§ Direction
Your copy of the material must match it exactly, except that pictures are dropped.

****

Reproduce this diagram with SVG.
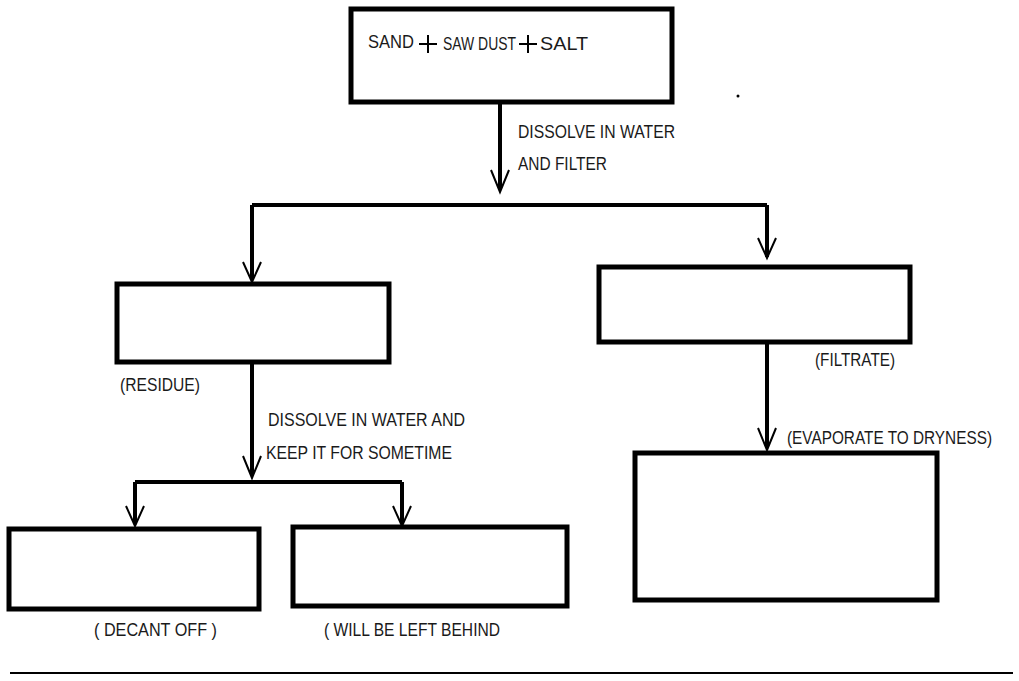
<svg xmlns="http://www.w3.org/2000/svg" width="1019" height="681" viewBox="0 0 1019 681">
<style>
.b{fill:none;stroke:#000;stroke-width:5}
.c{fill:none;stroke:#000;stroke-width:4}
.h{fill:none;stroke:#000;stroke-width:2}
text{font-family:"Liberation Sans",Arial,sans-serif;font-size:19px;fill:#1a1a1a}
</style>
<rect width="1019" height="681" fill="#fff"/>
<g id="top"><rect class="b" x="351" y="9" width="321" height="93"/>
<text x="368" y="48" textLength="46" lengthAdjust="spacingAndGlyphs">SAND</text>
<path class="h" d="M419 44h18M428 35v18M519 44h18M528 35v18"/>
<text x="443" y="50" textLength="73" lengthAdjust="spacingAndGlyphs">SAW DUST</text>
<text x="540" y="50" textLength="48" lengthAdjust="spacingAndGlyphs">SALT</text></g>
<g id="residue"><rect class="b" x="117" y="284" width="272" height="78"/></g>
<g id="filtrate"><rect class="b" x="599" y="267" width="311" height="75"/></g>
<g id="decant"><rect class="b" x="9" y="529" width="250" height="80"/></g>
<g id="left-behind"><rect class="b" x="293" y="527" width="274" height="79"/></g>
<g id="dry"><rect class="b" x="635" y="453" width="302" height="147"/></g>
<g id="connectors">
<path class="c" d="M500 102V190M252 205H767M252 205V280M767 205V257M252 362V476M135 482H402M135 482V524M402 482V524M767 342V448"/>
<path class="h" d="M491 170l9 22 9-22M243 262l9 20 9-20M758 238l9 20 9-20M243 456l9 22 9-22M126 506l9 20 9-20M393 506l9 20 9-20M758 428l9 22 9-22"/>
</g>
<text x="518" y="138" textLength="157" lengthAdjust="spacingAndGlyphs">DISSOLVE IN WATER</text>
<text x="518" y="170" textLength="89" lengthAdjust="spacingAndGlyphs">AND FILTER</text>
<text x="120" y="391" textLength="80" lengthAdjust="spacingAndGlyphs">(RESIDUE)</text>
<text x="268" y="426" textLength="197" lengthAdjust="spacingAndGlyphs">DISSOLVE IN WATER AND</text>
<text x="266" y="459" textLength="186" lengthAdjust="spacingAndGlyphs">KEEP IT FOR SOMETIME</text>
<text x="815" y="366" textLength="80" lengthAdjust="spacingAndGlyphs">(FILTRATE)</text>
<text x="787" y="444" textLength="205" lengthAdjust="spacingAndGlyphs">(EVAPORATE TO DRYNESS)</text>
<text x="94" y="636" textLength="123" lengthAdjust="spacingAndGlyphs">( DECANT OFF )</text>
<text x="324" y="636" textLength="176" lengthAdjust="spacingAndGlyphs">( WILL BE LEFT BEHIND</text>
<circle cx="738" cy="96" r="1.5" fill="#000"/>
<path d="M10 673H1013" stroke="#000" stroke-width="2"/>
</svg>
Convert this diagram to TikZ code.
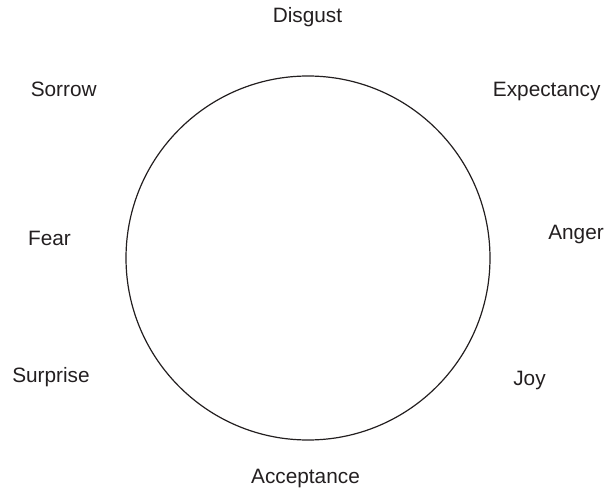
\documentclass[tikz,border=0pt]{standalone}
\usepackage{fontspec}
\setmainfont{Liberation Sans}
\usetikzlibrary{
    positioning
}
\definecolor{ink}{HTML}{231F20}
\tikzset{
    emotion/.style={
        anchor=base,
        inner sep=0pt,
        text=ink,
        font=\fontsize{20.8}{25}\selectfont
    },
    wheel/.style={
        circle,
        draw=ink,
        line width=1.2pt,
        minimum size=364pt,
        inner sep=0pt
    }
}

\begin{document}
\begin{tikzpicture}[
    x=1pt,
    y=-1pt
]

    \useasboundingbox (0,0) rectangle (608,495);

    % Circulo
    \node[wheel] (wheel) at (308,258) {};

    % Emociones
    \node[emotion] (disgust)    at (307.5,22.7) {Disgust};
    \node[emotion] (expectancy) at (546.7,96)   {Expectancy};
    \node[emotion] (sorrow)     at (63.7,96)    {Sorrow};
    \node[emotion] (anger)      at (576,239)    {Anger};
    \node[emotion] (fear)       at (49.5,245)   {Fear};
    \node[emotion] (joy)        at (529.5,385)  {Joy};
    \node[emotion] (surprise)   at (51,382)     {Surprise};
    \node[emotion] (acceptance) at (305.5,483.3) {Acceptance};

\end{tikzpicture}
\end{document}
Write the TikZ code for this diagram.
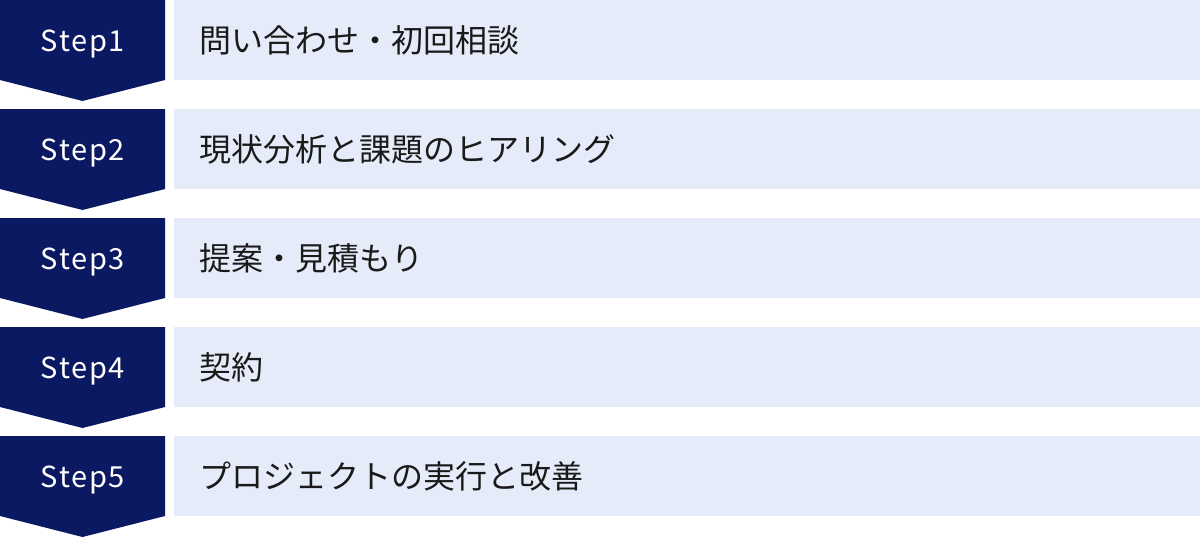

****

§ Solution for this problem
Reproduce this diagram with SVG.
<svg xmlns="http://www.w3.org/2000/svg" width="1019" height="681" viewBox="0 0 1019 681">
<style>
.b{fill:none;stroke:#000;stroke-width:5}
.c{fill:none;stroke:#000;stroke-width:4}
.h{fill:none;stroke:#000;stroke-width:2}
text{font-family:"Liberation Sans",Arial,sans-serif;font-size:19px;fill:#1a1a1a}
</style>
<rect width="1019" height="681" fill="#fff"/>
<g id="top"><rect class="b" x="351" y="9" width="321" height="93"/>
<text x="368" y="48" textLength="46" lengthAdjust="spacingAndGlyphs">SAND</text>
<path class="h" d="M419 44h18M428 35v18M519 44h18M528 35v18"/>
<text x="443" y="50" textLength="73" lengthAdjust="spacingAndGlyphs">SAW DUST</text>
<text x="540" y="50" textLength="48" lengthAdjust="spacingAndGlyphs">SALT</text></g>
<g id="residue"><rect class="b" x="117" y="284" width="272" height="78"/></g>
<g id="filtrate"><rect class="b" x="599" y="267" width="311" height="75"/></g>
<g id="decant"><rect class="b" x="9" y="529" width="250" height="80"/></g>
<g id="left-behind"><rect class="b" x="293" y="527" width="274" height="79"/></g>
<g id="dry"><rect class="b" x="635" y="453" width="302" height="147"/></g>
<g id="connectors">
<path class="c" d="M500 102V190M252 205H767M252 205V280M767 205V257M252 362V476M135 482H402M135 482V524M402 482V524M767 342V448"/>
<path class="h" d="M491 170l9 22 9-22M243 262l9 20 9-20M758 238l9 20 9-20M243 456l9 22 9-22M126 506l9 20 9-20M393 506l9 20 9-20M758 428l9 22 9-22"/>
</g>
<text x="518" y="138" textLength="157" lengthAdjust="spacingAndGlyphs">DISSOLVE IN WATER</text>
<text x="518" y="170" textLength="89" lengthAdjust="spacingAndGlyphs">AND FILTER</text>
<text x="120" y="391" textLength="80" lengthAdjust="spacingAndGlyphs">(RESIDUE)</text>
<text x="268" y="426" textLength="197" lengthAdjust="spacingAndGlyphs">DISSOLVE IN WATER AND</text>
<text x="266" y="459" textLength="186" lengthAdjust="spacingAndGlyphs">KEEP IT FOR SOMETIME</text>
<text x="815" y="366" textLength="80" lengthAdjust="spacingAndGlyphs">(FILTRATE)</text>
<text x="787" y="444" textLength="205" lengthAdjust="spacingAndGlyphs">(EVAPORATE TO DRYNESS)</text>
<text x="94" y="636" textLength="123" lengthAdjust="spacingAndGlyphs">( DECANT OFF )</text>
<text x="324" y="636" textLength="176" lengthAdjust="spacingAndGlyphs">( WILL BE LEFT BEHIND</text>
<circle cx="738" cy="96" r="1.5" fill="#000"/>
<path d="M10 673H1013" stroke="#000" stroke-width="2"/>
</svg>
Convert this diagram to TikZ code.
\documentclass[tikz,border=0pt]{standalone}
\usepackage{fontspec}
\setmainfont{Liberation Sans}
\usetikzlibrary{
    positioning
}
\definecolor{ink}{HTML}{231F20}
\tikzset{
    emotion/.style={
        anchor=base,
        inner sep=0pt,
        text=ink,
        font=\fontsize{20.8}{25}\selectfont
    },
    wheel/.style={
        circle,
        draw=ink,
        line width=1.2pt,
        minimum size=364pt,
        inner sep=0pt
    }
}

\begin{document}
\begin{tikzpicture}[
    x=1pt,
    y=-1pt
]

    \useasboundingbox (0,0) rectangle (608,495);

    % Circulo
    \node[wheel] (wheel) at (308,258) {};

    % Emociones
    \node[emotion] (disgust)    at (307.5,22.7) {Disgust};
    \node[emotion] (expectancy) at (546.7,96)   {Expectancy};
    \node[emotion] (sorrow)     at (63.7,96)    {Sorrow};
    \node[emotion] (anger)      at (576,239)    {Anger};
    \node[emotion] (fear)       at (49.5,245)   {Fear};
    \node[emotion] (joy)        at (529.5,385)  {Joy};
    \node[emotion] (surprise)   at (51,382)     {Surprise};
    \node[emotion] (acceptance) at (305.5,483.3) {Acceptance};

\end{tikzpicture}
\end{document}
Write the TikZ code for this diagram.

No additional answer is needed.